Document Assumptions
Engineering audits often ask for the assumptions used during calculations. Document wrap angle derivation, instrument type, environmental conditions, and stretch corrections. When the assumptions are explicit, future engineers can re-use the data without repeating measurements.
Worked Example
Consider a mining conveyor drum partially exposed. You can only wrap a tape along 210 degrees of its circumference. The measured length is 1.65 meters and you know the belt stretches by 1.2 percent under operating tension. First, adjust the length: 1.65 × 1.012 = 1.6698 meters. Then solve for diameter: D = 360 × 1.6698 / (π × 210) = 0.909 meters. Converting to inches yields 35.79 inches. With this information, you can source an off-the-shelf replacement drum or recut lagging sleeves with full confidence that the belt will stay aligned.
Best Practices Checklist
- Always state the reference temperature and surface condition.
- Record wrap angle in the field, even if you have to sketch it on paper.
- Apply stretch or shrink percentages before performing unit conversions.
- Store inputs and results digitally so that supervisors can verify work.
- Use the calculator to run sensitivity checks by varying angle and stretch within estimated tolerances.

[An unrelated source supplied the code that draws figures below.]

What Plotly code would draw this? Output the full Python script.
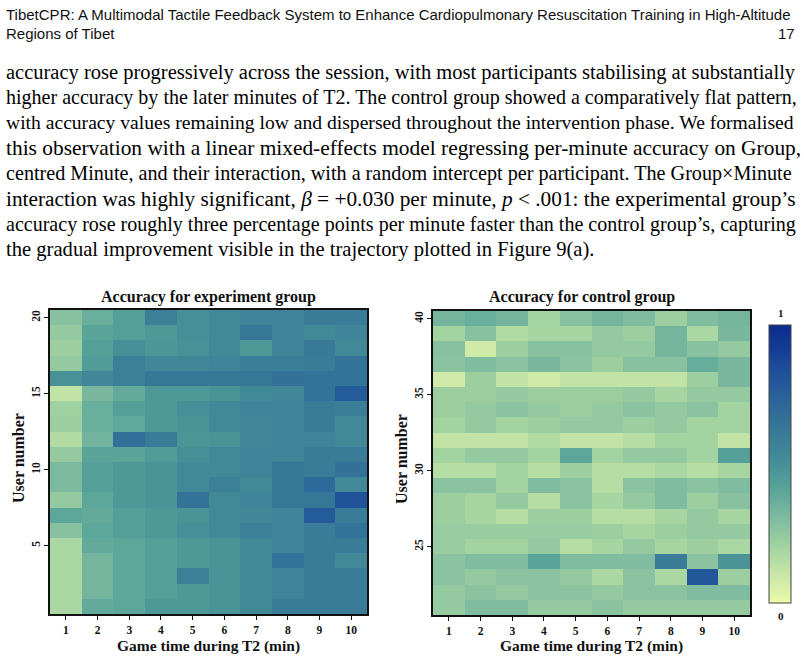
import plotly.graph_objects as go

minutes = list(range(1, 11))
exp_users = list(range(1, 21))
ctrl_users = list(range(21, 41))

# accuracy per user (rows: user 1..20), per minute (cols 1..10)
exp_acc = [
    [0.18, 0.38, 0.40, 0.46, 0.46, 0.48, 0.53, 0.60, 0.60, 0.60],
    [0.18, 0.33, 0.40, 0.43, 0.46, 0.48, 0.53, 0.56, 0.60, 0.60],
    [0.18, 0.33, 0.40, 0.43, 0.58, 0.48, 0.53, 0.56, 0.60, 0.60],
    [0.18, 0.33, 0.40, 0.43, 0.46, 0.48, 0.53, 0.65, 0.60, 0.53],
    [0.18, 0.38, 0.40, 0.43, 0.46, 0.48, 0.53, 0.56, 0.60, 0.60],
    [0.28, 0.40, 0.43, 0.46, 0.50, 0.53, 0.58, 0.56, 0.60, 0.65],
    [0.40, 0.38, 0.43, 0.46, 0.48, 0.53, 0.54, 0.56, 0.78, 0.60],
    [0.24, 0.40, 0.46, 0.48, 0.65, 0.53, 0.56, 0.63, 0.63, 0.82],
    [0.31, 0.43, 0.46, 0.48, 0.53, 0.58, 0.53, 0.63, 0.70, 0.53],
    [0.31, 0.43, 0.46, 0.48, 0.53, 0.53, 0.56, 0.63, 0.60, 0.66],
    [0.24, 0.41, 0.41, 0.45, 0.50, 0.53, 0.56, 0.56, 0.60, 0.60],
    [0.16, 0.34, 0.67, 0.60, 0.47, 0.48, 0.54, 0.56, 0.56, 0.53],
    [0.22, 0.36, 0.39, 0.46, 0.48, 0.53, 0.54, 0.56, 0.60, 0.53],
    [0.21, 0.36, 0.43, 0.46, 0.50, 0.53, 0.56, 0.56, 0.60, 0.59],
    [0.12, 0.32, 0.38, 0.46, 0.46, 0.48, 0.53, 0.54, 0.65, 0.78],
    [0.49, 0.55, 0.58, 0.63, 0.63, 0.63, 0.63, 0.66, 0.65, 0.65],
    [0.24, 0.45, 0.58, 0.54, 0.54, 0.56, 0.59, 0.59, 0.60, 0.65],
    [0.22, 0.43, 0.50, 0.47, 0.49, 0.53, 0.46, 0.56, 0.61, 0.53],
    [0.24, 0.41, 0.43, 0.46, 0.50, 0.53, 0.63, 0.56, 0.53, 0.56],
    [0.28, 0.36, 0.43, 0.58, 0.50, 0.53, 0.56, 0.56, 0.60, 0.60],
]

# rows: user 21..40
ctrl_acc = [
    [0.24, 0.30, 0.30, 0.24, 0.24, 0.27, 0.24, 0.24, 0.24, 0.24],
    [0.24, 0.27, 0.24, 0.27, 0.27, 0.24, 0.27, 0.27, 0.30, 0.30],
    [0.27, 0.24, 0.27, 0.27, 0.24, 0.18, 0.27, 0.18, 0.80, 0.22],
    [0.27, 0.30, 0.30, 0.41, 0.30, 0.30, 0.30, 0.60, 0.27, 0.48],
    [0.23, 0.20, 0.20, 0.24, 0.15, 0.19, 0.24, 0.19, 0.22, 0.18],
    [0.23, 0.23, 0.23, 0.23, 0.23, 0.22, 0.19, 0.22, 0.24, 0.24],
    [0.22, 0.19, 0.15, 0.22, 0.22, 0.15, 0.15, 0.19, 0.24, 0.19],
    [0.22, 0.19, 0.24, 0.15, 0.27, 0.19, 0.24, 0.30, 0.22, 0.28],
    [0.27, 0.27, 0.20, 0.30, 0.27, 0.15, 0.27, 0.30, 0.27, 0.30],
    [0.15, 0.15, 0.20, 0.15, 0.22, 0.15, 0.15, 0.18, 0.15, 0.19],
    [0.20, 0.24, 0.24, 0.20, 0.40, 0.20, 0.24, 0.24, 0.20, 0.43],
    [0.12, 0.12, 0.12, 0.16, 0.12, 0.12, 0.15, 0.20, 0.20, 0.12],
    [0.20, 0.24, 0.20, 0.22, 0.24, 0.24, 0.22, 0.24, 0.20, 0.20],
    [0.22, 0.24, 0.27, 0.24, 0.22, 0.24, 0.27, 0.24, 0.27, 0.20],
    [0.22, 0.22, 0.24, 0.22, 0.22, 0.22, 0.24, 0.19, 0.24, 0.24],
    [0.08, 0.22, 0.12, 0.08, 0.12, 0.12, 0.12, 0.12, 0.22, 0.32],
    [0.27, 0.30, 0.27, 0.32, 0.27, 0.22, 0.28, 0.28, 0.37, 0.32],
    [0.28, 0.08, 0.22, 0.28, 0.28, 0.24, 0.24, 0.33, 0.28, 0.24],
    [0.20, 0.28, 0.16, 0.19, 0.19, 0.24, 0.22, 0.33, 0.18, 0.32],
    [0.33, 0.36, 0.33, 0.20, 0.28, 0.33, 0.30, 0.22, 0.30, 0.33],
]

exp_yticks = [5, 10, 15, 20]
ctrl_yticks = [25, 30, 35, 40]

header_lines = [
    "TibetCPR: A Multimodal Tactile Feedback System to Enhance Cardiopulmonary Resuscitation Training in High-Altitude",
    "Regions of Tibet",
]
page_number = "17"
body_lines = [
    "accuracy rose progressively across the session, with most participants stabilising at substantially",
    "higher accuracy by the later minutes of T2. The control group showed a comparatively flat pattern,",
    "with accuracy values remaining low and dispersed throughout the intervention phase. We formalised",
    "this observation with a linear mixed-effects model regressing per-minute accuracy on Group,",
    "centred Minute, and their interaction, with a random intercept per participant. The Group×Minute",
    "interaction was highly significant, <i>β</i> = +0.030 per minute, <i>p</i> &lt; .001: the experimental group’s",
    "accuracy rose roughly three percentage points per minute faster than the control group’s, capturing",
    "the gradual improvement visible in the trajectory plotted in Figure 9(a).",
]

W, H = 804, 658
SERIF = "Liberation Serif"
SANS = "Liberation Sans"

colorscale = [
    [0.0, "#ebfaa8"],
    [0.1, "#c9e7a8"],
    [0.2, "#a3d3a0"],
    [0.3, "#80bca0"],
    [0.4, "#5ca69a"],
    [0.5, "#468f97"],
    [0.6, "#3a7c98"],
    [0.7, "#2e6a99"],
    [0.8, "#22579a"],
    [0.9, "#163f95"],
    [1.0, "#0b2b8f"],
]

fig = go.Figure()
fig.add_trace(go.Heatmap(x=minutes, y=exp_users, z=exp_acc, coloraxis="coloraxis",
                         xaxis="x", yaxis="y"))
fig.add_trace(go.Heatmap(x=minutes, y=ctrl_users, z=ctrl_acc, coloraxis="coloraxis",
                         xaxis="x2", yaxis="y2"))

def px_x(p):
    return p / W

def px_y(p):
    return 1 - p / H

axis_common = dict(
    showline=True, mirror=True, linecolor="#111", linewidth=1.5,
    ticks="outside", ticklen=4, tickcolor="#111", tickwidth=1,
    showgrid=False, zeroline=False,
    tickfont=dict(family=SERIF, size=11.5, color="#111", weight="bold"),
)

fig.update_layout(
    width=W, height=H,
    margin=dict(l=0, r=0, t=0, b=0),
    paper_bgcolor="white", plot_bgcolor="white",
    xaxis=dict(domain=[px_x(50), px_x(367)], range=[0.5, 10.5], tickvals=minutes,
               anchor="y", **axis_common),
    yaxis=dict(domain=[px_y(614), px_y(310)], range=[0.5, 20.5], tickvals=exp_yticks,
               tickangle=-90, anchor="x", **axis_common),
    xaxis2=dict(domain=[px_x(433), px_x(750)], range=[0.5, 10.5], tickvals=minutes,
                anchor="y2", **axis_common),
    yaxis2=dict(domain=[px_y(615), px_y(311)], range=[20.5, 40.5], tickvals=ctrl_yticks,
                tickangle=-90, anchor="x2", **axis_common),
    coloraxis=dict(
        cmin=0, cmax=1, colorscale=colorscale,
        colorbar=dict(
            x=px_x(769), xanchor="left", y=px_y(464), yanchor="middle",
            thickness=22, thicknessmode="pixels", len=278, lenmode="pixels",
            outlinewidth=1, outlinecolor="#444", showticklabels=False, ticks="",
            xpad=0, ypad=0,
        ),
    ),
    showlegend=False,
)

ann = []
def add_text(text, x, y, size, family, xanchor="center", yanchor="middle", bold=False, angle=0, color="#111"):
    ann.append(dict(
        text=text, x=px_x(x), y=px_y(y), xref="paper", yref="paper",
        xanchor=xanchor, yanchor=yanchor, showarrow=False, textangle=angle,
        font=dict(family=family, size=size, color=color, weight="bold" if bold else "normal"),
    ))

# page header
add_text(header_lines[0], 4, 15, 15, SANS, xanchor="left")
add_text(header_lines[1], 4, 33, 15, SANS, xanchor="left")
add_text(page_number, 797, 33, 15, SANS, xanchor="right")

# body text (sizes tuned per line to approximate the justified block)
line_y = [72, 97, 122, 148, 173, 199, 224, 249]
line_size = [20.5, 20.05, 19.6, 21.4, 20.15, 21.3, 20.05, 20.6]
for t, yy, sz in zip(body_lines, line_y, line_size):
    add_text(t, 4, yy, sz, SERIF, xanchor="left", color="#000")

# chart titles
add_text("Accuracy for experiment group", 208, 297, 16, SERIF, bold=True)
add_text("Accuracy for control group", 582, 297, 16, SERIF, bold=True)
# axis titles
add_text("Game time during T2 (min)", 208, 646, 15.5, SERIF, bold=True)
add_text("Game time during T2 (min)", 591, 646, 15.5, SERIF, bold=True)
add_text("User number", 18, 458, 16, SERIF, bold=True, angle=-90)
add_text("User number", 401, 459, 16, SERIF, bold=True, angle=-90)
# colorbar end labels
add_text("1", 781, 313, 11, SERIF, bold=True)
add_text("0", 781, 616, 11, SERIF, bold=True)

fig.update_layout(annotations=ann)
fig.write_html("out.html")
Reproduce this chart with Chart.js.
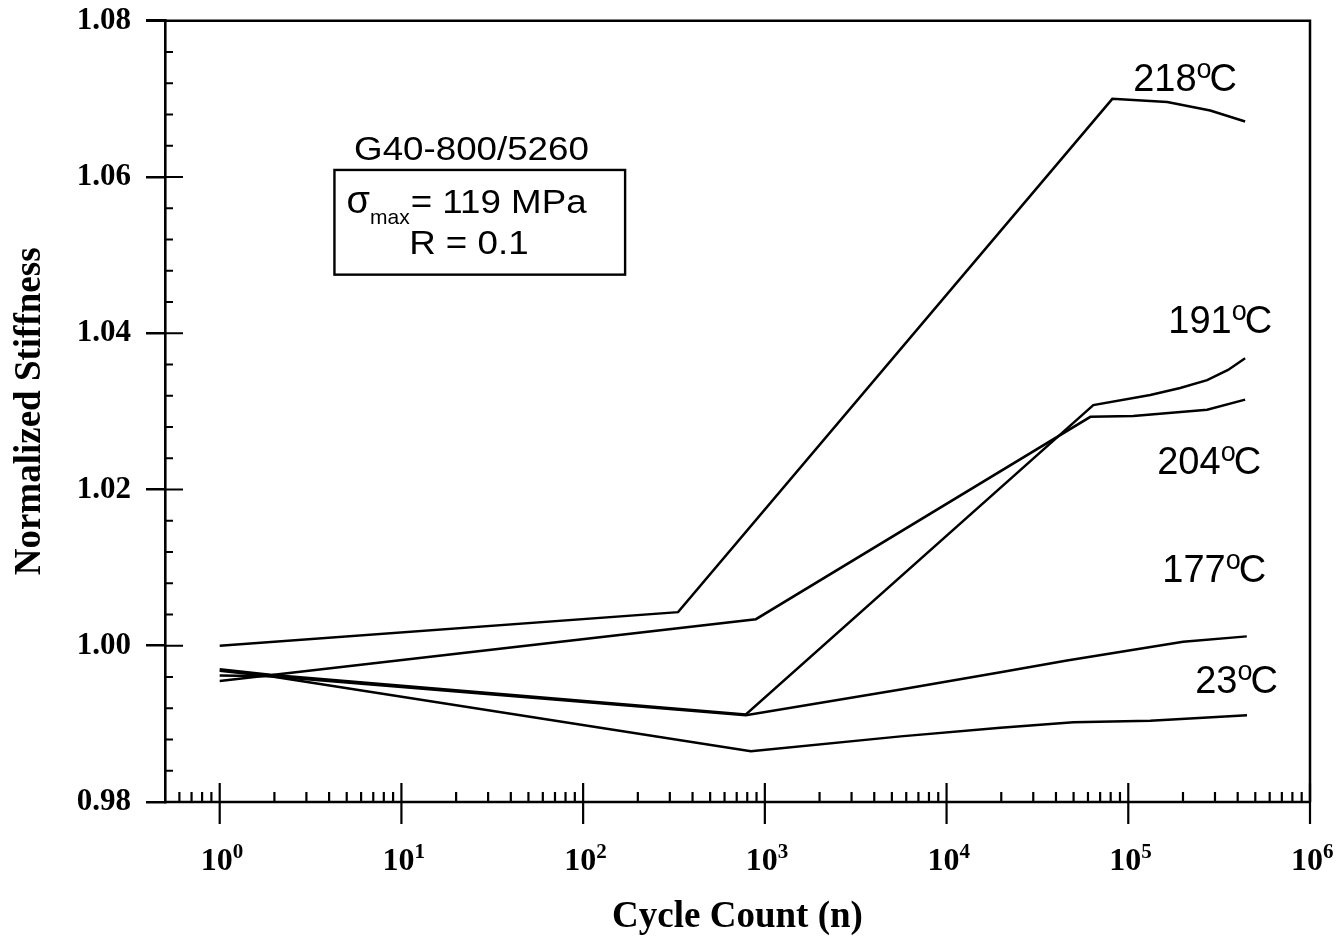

By combining precise measurements with transparent calculations, you ensure that diameters derived from wrapped lengths meet design requirements, fabrication capabilities, and safety standards alike. The calculator on this page encapsulates these best practices by treating unit conversion, wrap geometry, and material behavior in a single workflow. Whether you are reverse-engineering a historic pipe section or sizing a brand-new composite mandrel, mastering the length-to-diameter conversion unlocks faster approvals and smoother projects.